需求:在一堆给定的文本文件中统计每个单词出现的次数
3.1 过程分析
- 将文件上传到HDFS文件系统中
- 使用InputFormat的子类TextInputFormat,一行一行的读取文本内容,生成(K1,V1),K1为偏移量,V1为行内容
- 自定义map逻辑,将(K1,V1)生成(K2,V2),K2为单词,V2是1
- 默认的shuffle阶段,包括分区、排序、规约、分组,生成新的(K2,V2)
- 自定义Reduce逻辑,将新的(K2,V2)生成(K3,V3),K3是单词,V3是该单词出现的次数
- 使用OutputFormat的子类TextOutputFormat,一行一行的输出内容
3.2 pom.xml
<?xml version="1.0" encoding="UTF-8"?>
<project xmlns="http://maven.apache.org/POM/4.0.0"
xmlns:xsi="http://www.w3.org/2001/XMLSchema-instance"

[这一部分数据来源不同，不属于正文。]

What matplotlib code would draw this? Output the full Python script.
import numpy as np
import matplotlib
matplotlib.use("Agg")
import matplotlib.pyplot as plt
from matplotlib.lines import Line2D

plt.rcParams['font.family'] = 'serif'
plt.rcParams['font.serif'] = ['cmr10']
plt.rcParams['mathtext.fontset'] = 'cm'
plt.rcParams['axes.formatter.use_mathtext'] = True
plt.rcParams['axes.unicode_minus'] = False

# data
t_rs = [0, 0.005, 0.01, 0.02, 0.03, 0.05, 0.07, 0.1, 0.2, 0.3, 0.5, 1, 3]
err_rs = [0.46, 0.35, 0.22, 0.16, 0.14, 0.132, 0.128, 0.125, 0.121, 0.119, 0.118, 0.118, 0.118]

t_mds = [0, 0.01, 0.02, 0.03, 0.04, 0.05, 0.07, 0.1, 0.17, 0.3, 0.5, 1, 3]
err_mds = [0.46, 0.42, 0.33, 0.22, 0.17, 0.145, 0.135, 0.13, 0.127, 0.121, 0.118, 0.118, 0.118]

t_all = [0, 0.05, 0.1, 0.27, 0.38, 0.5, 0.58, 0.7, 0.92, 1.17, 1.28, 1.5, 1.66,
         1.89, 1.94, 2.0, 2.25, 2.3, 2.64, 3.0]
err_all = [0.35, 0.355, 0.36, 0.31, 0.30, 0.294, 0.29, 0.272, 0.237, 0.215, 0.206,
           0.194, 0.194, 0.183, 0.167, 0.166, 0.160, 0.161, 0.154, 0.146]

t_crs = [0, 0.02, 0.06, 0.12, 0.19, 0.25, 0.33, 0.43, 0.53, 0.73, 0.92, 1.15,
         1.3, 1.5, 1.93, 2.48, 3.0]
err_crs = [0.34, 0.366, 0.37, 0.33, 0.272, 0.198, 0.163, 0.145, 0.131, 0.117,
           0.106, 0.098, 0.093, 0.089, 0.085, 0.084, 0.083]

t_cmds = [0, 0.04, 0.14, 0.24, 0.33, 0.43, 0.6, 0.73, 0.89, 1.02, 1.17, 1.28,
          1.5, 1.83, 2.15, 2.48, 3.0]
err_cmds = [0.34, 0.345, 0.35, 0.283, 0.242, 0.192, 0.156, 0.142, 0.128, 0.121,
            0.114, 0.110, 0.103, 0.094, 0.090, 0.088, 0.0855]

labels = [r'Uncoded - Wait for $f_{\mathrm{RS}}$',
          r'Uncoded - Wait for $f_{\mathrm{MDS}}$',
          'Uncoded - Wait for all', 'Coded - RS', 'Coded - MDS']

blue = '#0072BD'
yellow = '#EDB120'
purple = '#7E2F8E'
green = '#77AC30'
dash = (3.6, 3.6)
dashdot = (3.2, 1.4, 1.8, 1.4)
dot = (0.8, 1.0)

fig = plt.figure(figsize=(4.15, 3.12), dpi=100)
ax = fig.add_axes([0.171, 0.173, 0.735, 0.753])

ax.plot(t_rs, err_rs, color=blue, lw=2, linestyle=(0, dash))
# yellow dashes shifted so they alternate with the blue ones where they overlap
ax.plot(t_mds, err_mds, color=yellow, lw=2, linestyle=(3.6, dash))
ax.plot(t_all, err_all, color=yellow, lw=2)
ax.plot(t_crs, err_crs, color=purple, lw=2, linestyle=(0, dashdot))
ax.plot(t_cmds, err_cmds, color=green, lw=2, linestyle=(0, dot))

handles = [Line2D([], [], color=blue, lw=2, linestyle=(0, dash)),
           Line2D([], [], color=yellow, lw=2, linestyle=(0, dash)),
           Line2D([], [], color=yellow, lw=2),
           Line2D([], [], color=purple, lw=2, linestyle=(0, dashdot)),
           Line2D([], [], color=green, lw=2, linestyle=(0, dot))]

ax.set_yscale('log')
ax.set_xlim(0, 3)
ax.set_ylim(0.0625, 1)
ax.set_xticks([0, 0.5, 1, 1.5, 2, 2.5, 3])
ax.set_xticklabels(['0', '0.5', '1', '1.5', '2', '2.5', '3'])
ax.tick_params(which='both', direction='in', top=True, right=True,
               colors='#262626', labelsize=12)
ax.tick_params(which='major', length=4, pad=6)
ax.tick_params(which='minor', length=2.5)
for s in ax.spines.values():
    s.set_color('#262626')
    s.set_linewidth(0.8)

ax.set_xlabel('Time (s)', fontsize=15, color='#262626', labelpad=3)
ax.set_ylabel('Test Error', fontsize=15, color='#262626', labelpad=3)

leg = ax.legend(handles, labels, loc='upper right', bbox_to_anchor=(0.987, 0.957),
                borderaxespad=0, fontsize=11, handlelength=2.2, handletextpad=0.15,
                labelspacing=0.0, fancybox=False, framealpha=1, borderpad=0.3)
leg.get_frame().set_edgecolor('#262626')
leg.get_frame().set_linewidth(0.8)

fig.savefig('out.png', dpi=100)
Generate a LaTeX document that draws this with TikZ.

xsi:schemaLocation="http://maven.apache.org/POM/4.0.0 http://maven.apache.org/xsd/maven-4.0.0.xsd">
<modelVersion>4.0.0</modelVersion>
<groupId>org.example</groupId>
<artifactId>E001WordCount</artifactId>
<version>1.0-SNAPSHOT</version>
<dependencies>
<!-- https://mvnrepository.com/artifact/org.apache.hadoop/hadoop-common -->
<dependency>
<groupId>org.apache.hadoop</groupId>
<artifactId>hadoop-common</artifactId>
<version>3.3.5</version>
</dependency>
<!-- https://mvnrepository.com/artifact/org.apache.hadoop/hadoop-client -->
<dependency>
<groupId>org.apache.hadoop</groupId>
<artifactId>hadoop-client</artifactId>
<version>3.3.5</version>
</dependency>
<!-- https://mvnrepository.com/artifact/org.apache.hadoop/hadoop-hdfs -->
<dependency>
<groupId>org.apache.hadoop</groupId>
<artifactId>hadoop-hdfs</artifactId>
<version>3.3.5</version>
<scope>test</scope>
</dependency>
<!-- https://mvnrepository.com/artifact/commons-logging/commons-logging -->
<dependency>
<groupId>commons-logging</groupId>
<artifactId>commons-logging</artifactId>
<version>1.2</version>
</dependency>
<!-- https://mvnrepository.com/artifact/org.apache.hadoop/hadoop-common -->
<dependency>
<groupId>org.apache.hadoop</groupId>
<artifactId>hadoop-common</artifactId>
<version>3.3.5</version>
</dependency>
</dependencies>
<build>
<plugins>
<plugin>
<artifactId>maven-compiler-plugin</artifactId>